Low CD39 expression density on Tregs in UR-MTX patients before and after MTX treatment. (A) Representative histogram of CD39 expression on the Tregs from R-MTX and UR-MTX patients before and after MTX treatment. (B) MFI of CD39 on CD4⁺CD25⁺FoxP3⁺ Tregs from R-MTX (n = 15) and UR-MTX (n = 11) before (●) and after (▲) MTX treatment. (C) MFI of CD39 on the Tregs from R-MTX (n = 15) and UR-MTX (n = 11) before and after MTX treatment and healthy controls (n = 16). **P < 0.01. (D) MFI of CD39 on CD4⁺CD25⁺ cells from healthy donors (n = 26), R-MTX (n = 28), and UR-MTX (n = 31) after MTX treatment. **P < 0.01.

Fig. 4.

Effect of MTX on AIA. C57BL/6 FoxP3-GFP mice immunized and boosted with mBSA and treated with MTX or vehicle were challenged intraarticular (i.a.) with mBSA or saline. Neutrophils in the joints (A) and intraarticular mechanical hyperalgesia (B) were determined. mBSA-specific IgG concentration in the serum was determined by ELISA (C). Frequency of CD4⁺FoxP3⁺ cells in the spleen was determined by FACS (D).
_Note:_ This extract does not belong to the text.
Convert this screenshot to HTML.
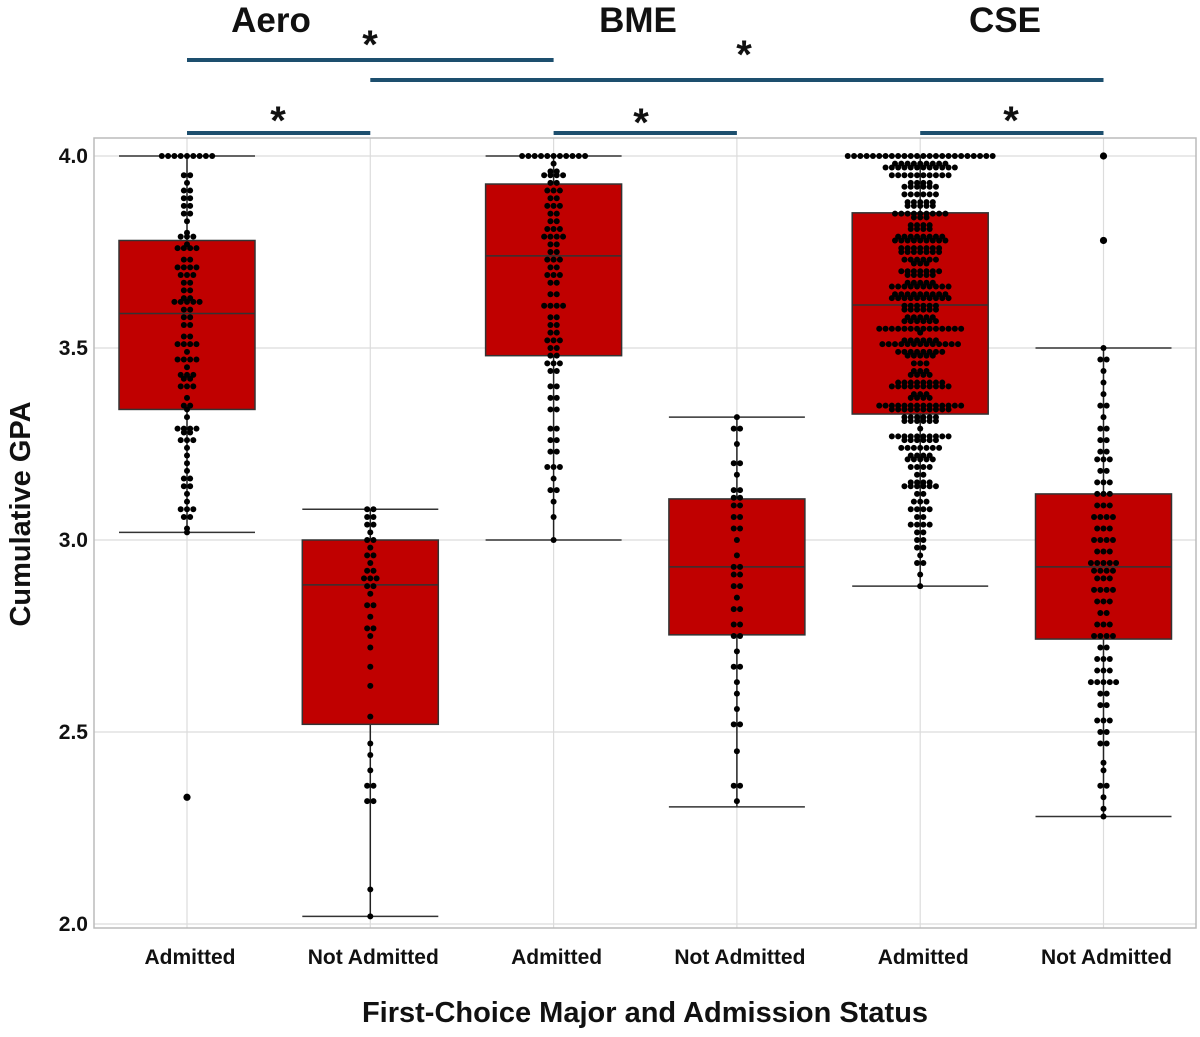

Immunized mice pretreated with MTX or vehicle were injected with anti-CD25 or normal IgG (−) and challenged i.a. with mBSA or saline (Sal). Neutrophils in the joints (E) and mechanical hyperalgesia (F) were determined. Immunized mice pretreated with MTX or vehicle and injected with a CD39 inhibitor (CD39i, ARL67156) or not (−) were challenged i.a. with mBSA or saline. Neutrophils in the joints (G) and mechanical hyperalgesia (H) were determined. Frequency of CD4⁺FoxP3⁺ cells in the spleen was determined by FACS (I). Data represent mean ± SEM (n = 5), representative of two experiments. *P < 0.05.